Brother's heartache over North Sea helicopter crash
The brother of a man killed in a helicopter crash spoke of his family's "five years of heartache" as he called for the operator to be prosecuted.
Nolan Goble, 34, from Norwich, was among 16 men who died when a Super Puma crashed into the North Sea in 2009.
Following an inquest in Norwich, where a narrative verdict was recorded, Bob Goble said operator Bond Offshore should be punished.
The company recently said it was "committed to improving safety".
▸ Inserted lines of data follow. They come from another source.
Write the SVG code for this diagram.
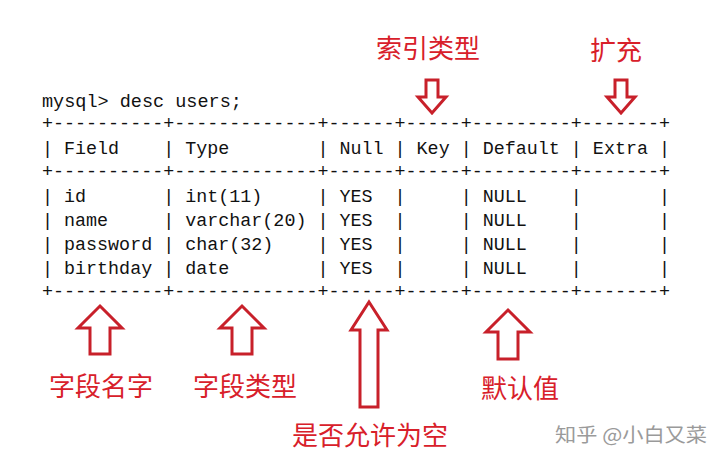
<svg xmlns="http://www.w3.org/2000/svg" width="725" height="466" viewBox="0 0 725 466">
<style>
.m{font-family:"Liberation Mono","DejaVu Sans Mono",monospace;font-size:18.5px;fill:#111;white-space:pre}
.l{font-family:"Noto Sans CJK SC",sans-serif;font-size:26px;fill:#d8202a;text-anchor:middle}
.a{fill:#fff;stroke:#c8202a;stroke-width:3;stroke-linejoin:miter}
</style>
<rect width="725" height="466" fill="#fff"/>
<g id="table">
<text class="m" x="42" y="107" xml:space="preserve">mysql&gt; desc users;</text>
<text class="m" x="42" y="129" textLength="628" lengthAdjust="spacingAndGlyphs" xml:space="preserve">+----------+-------------+------+-----+---------+-------+</text>
<text class="m" x="42" y="154" textLength="628" lengthAdjust="spacingAndGlyphs" xml:space="preserve">| Field    | Type        | Null | Key | Default | Extra |</text>
<text class="m" x="42" y="177" textLength="628" lengthAdjust="spacingAndGlyphs" xml:space="preserve">+----------+-------------+------+-----+---------+-------+</text>
<text class="m" x="42" y="202" textLength="628" lengthAdjust="spacingAndGlyphs" xml:space="preserve">| id       | int(11)     | YES  |     | NULL    |       |</text>
<text class="m" x="42" y="226" textLength="628" lengthAdjust="spacingAndGlyphs" xml:space="preserve">| name     | varchar(20) | YES  |     | NULL    |       |</text>
<text class="m" x="42" y="250" textLength="628" lengthAdjust="spacingAndGlyphs" xml:space="preserve">| password | char(32)    | YES  |     | NULL    |       |</text>
<text class="m" x="42" y="274" textLength="628" lengthAdjust="spacingAndGlyphs" xml:space="preserve">| birthday | date        | YES  |     | NULL    |       |</text>
<text class="m" x="42" y="297" textLength="628" lengthAdjust="spacingAndGlyphs" xml:space="preserve">+----------+-------------+------+-----+---------+-------+</text>
</g>
<g id="arrows">
<path class="a" d="M100,306 L122,328 L110,328 L110,354 L90,354 L90,328 L78,328 Z"/>
<path class="a" d="M242,306 L264,328 L252,328 L252,354 L232,354 L232,328 L220,328 Z"/>
<path class="a" d="M369,302 L387,330 L378,330 L378,407 L360,407 L360,330 L351,330 Z"/>
<path class="a" d="M508,310 L530,332 L518,332 L518,359 L498,359 L498,332 L486,332 Z"/>
<path class="a" d="M432,113 L446,97 L438,97 L438,80 L426,80 L426,97 L418,97 Z"/>
<path class="a" d="M621,113 L635,97 L627,97 L627,80 L615,80 L615,97 L607,97 Z"/>
</g>
<g id="labels">
<text class="l" x="428" y="58">索引类型</text>
<text class="l" x="616" y="60">扩充</text>
<text class="l" x="101" y="396">字段名字</text>
<text class="l" x="245" y="396">字段类型</text>
<text class="l" x="370" y="445">是否允许为空</text>
<text class="l" x="520" y="398">默认值</text>
<text x="555" y="442" textLength="152" lengthAdjust="spacingAndGlyphs" style="font-family:'Noto Sans CJK SC',sans-serif;font-size:19px;fill:#9a9a9a">知乎 @小白又菜</text>
</g>
</svg>
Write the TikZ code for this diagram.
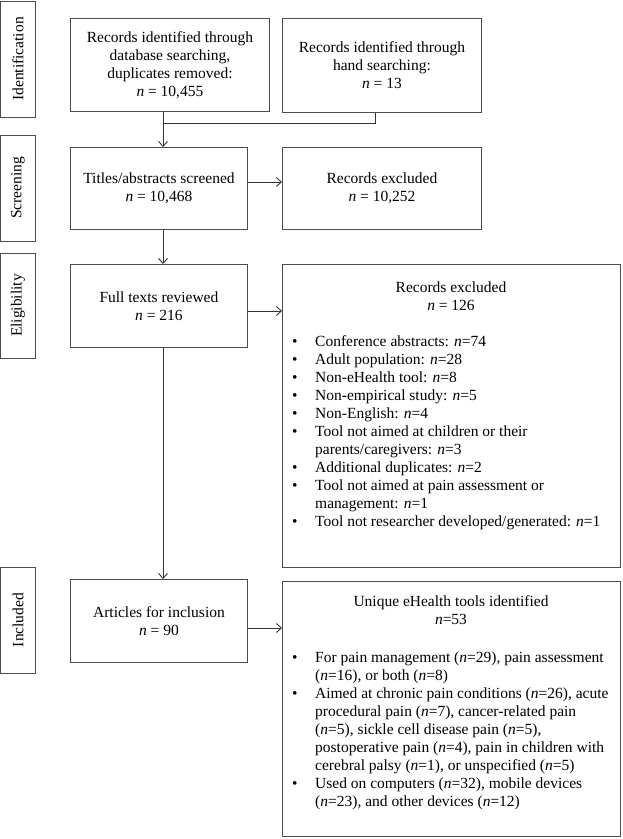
\documentclass[tikz,border=0pt]{standalone}
\usepackage{fontspec}
\setmainfont{Liberation Serif}
\usetikzlibrary{arrows.meta}
\tikzset{
  fnt/.style={font=\fontsize{15.5}{18}\selectfont},
  box/.style={draw=black!70, line width=0.9pt, inner sep=0pt, anchor=north west, align=center, fnt},
  phase/.style={draw=black!70, line width=0.9pt, inner sep=0pt, rotate=90, minimum height=35, fnt},
  txt/.style={inner sep=0pt, fnt},
  conn/.style={draw=black!80, line width=0.9pt},
  arr/.style={conn, -{Straight Barb[length=5pt,width=9pt]}},
}
\newcommand{\bl}{\hspace*{4pt}\textbullet}
\begin{document}
\begin{tikzpicture}[x=1pt,y=-1pt]
\useasboundingbox (0,0) rectangle (622,839);
% phase labels
\node[phase, minimum width=116] (pid) at (18,59) {Identification};
\node[phase, minimum width=106] (psc) at (18,188) {Screening};
\node[phase, minimum width=105] (pel) at (18,305.5) {Eligibility};
\node[phase, minimum width=106] (pin) at (18,620) {Included};
% boxes
\node[box, minimum width=199, minimum height=93] (b1) at (70,18)
  {Records identified through\\database searching,\\duplicates removed:\\\textit{n} = 10,455};
\node[box, minimum width=199, minimum height=94] (b2) at (282,18)
  {Records identified through\\hand searching:\\\textit{n} = 13};
\node[box, minimum width=177, minimum height=82] (b3) at (70,147)
  {Titles/abstracts screened\\\textit{n} = 10,468};
\node[box, minimum width=199, minimum height=82] (b4) at (282,147)
  {Records excluded\\\textit{n} = 10,252};
\node[box, minimum width=177, minimum height=83] (b5) at (70,264)
  {Full texts reviewed\\\textit{n} = 216};
\node[box, minimum width=338, minimum height=303] (b6) at (282,264) {};
\node[box, minimum width=177, minimum height=83] (b7) at (70,579)
  {Articles for inclusion\\\textit{n} = 90};
\node[box, minimum width=338, minimum height=255] (b8) at (282,581) {};
% box contents
\node[txt, align=center] (b6h) at (451,296) {Records excluded\\\textit{n} = 126};
\node[txt, anchor=north west] (b6l) at (288,333.5) {%
\begin{tabular}{@{}p{27pt}@{}l@{}}
\bl & Conference abstracts: \textit{n}=74\\
\bl & Adult population: \textit{n}=28\\
\bl & Non-eHealth tool: \textit{n}=8\\
\bl & Non-empirical study: \textit{n}=5\\
\bl & Non-English: \textit{n}=4\\
\bl & Tool not aimed at children or their\\
    & parents/caregivers: \textit{n}=3\\
\bl & Additional duplicates: \textit{n}=2\\
\bl & Tool not aimed at pain assessment or\\
    & management: \textit{n}=1\\
\bl & Tool not researcher developed/generated: \textit{n}=1
\end{tabular}};
\node[txt, align=center] (b8h) at (451,610) {Unique eHealth tools identified\\\textit{n}=53};
\node[txt, anchor=north west] (b8l) at (288,649.5) {%
\begin{tabular}{@{}p{27pt}@{}l@{}}
\bl & For pain management (\textit{n}=29), pain assessment\\
    & (\textit{n}=16), or both (\textit{n}=8)\\
\bl & Aimed at chronic pain conditions (\textit{n}=26), acute\\
    & procedural pain (\textit{n}=7), cancer-related pain\\
    & (\textit{n}=5), sickle cell disease pain (\textit{n}=5),\\
    & postoperative pain (\textit{n}=4), pain in children with\\
    & cerebral palsy (\textit{n}=1), or unspecified (\textit{n}=5)\\
\bl & Used on computers (\textit{n}=32), mobile devices\\
    & (\textit{n}=23), and other devices (\textit{n}=12)
\end{tabular}};
% connectors
\coordinate (j) at (163,123);
\coordinate (j2) at (375,123);
\draw[conn] (j |- b1.south) -- (j);
\draw[conn] (j2 |- b2.south) -- (j2) -- (j);
\draw[arr] (j) -- (j |- b3.north);
\draw[arr] (j |- b3.south) -- (j |- b5.north);
\draw[arr] (j |- b5.south) -- (j |- b7.north);
\draw[arr] (b3.east |- 0,182) -- (b4.west |- 0,182);
\draw[arr] (b5.east |- 0,311) -- (b6.west |- 0,311);
\draw[arr] (b7.east |- 0,628) -- (b8.west |- 0,628);
\end{tikzpicture}
\end{document}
A fatal accident inquiry held before Sheriff Principal Derek Pyle earlier this year found that the tragedy might have been avoided if proper maintenance had been carried out.
But the Crown Office said the company would not be prosecuted as failings could not be proved beyond reasonable doubt.
An earlier Air Accidents Investigation Branch (AAIB) probe found that the aircraft suffered a "catastrophic failure" of its main rotor gearbox.
Outside the inquest, Mr Goble described his younger brother, who was employed by KCA Deutag Drilling Ltd, as an "amazing, fit, young man".
"We have had five years of heartache and to get to this stage and still have nobody accepting responsibility is just postponing the agony," he said.
After the findings earlier this year, Bond Offshore accepted mistakes had been made, that lessons had been learned, that it would study the Sheriff Principal's recommendations and was committed to safety improvements.
Coroner Jacqueline Lake said Nolan Goble had died of multiple injuries following the helicopter crash off the Aberdeenshire coast.
It also claimed the lives of the captain and co-pilot, Paul Burnham, 31, from Methlick in Aberdeenshire, and Richard Menzies, 24, from Droitwich Spa in Worcestershire.
Five men from Aberdeen were also killed: Alex Dallas, 62, James Costello, 24, Stuart Wood, 27, Vernon Elrick, 41, and Brian Barkley, 30; and two workers were from Aberdeenshire: Leslie Taylor, 41, from Kintore, and Warren Mitchell, 38, from Oldmeldrum.
The other victims were Raymond Doyle, 57, from Cumbernauld; David Rae, 63, from Dumfries; Gareth Hughes, 53, from Angus; Nairn Ferrier, 40, from Dundee; James Edwards, 33, from Liverpool and Mihails Zuravskis, 39, from Latvia.
Many of those killed worked for KCA Deutag Drilling and were returning from BP's Miller platform at the time of the crash.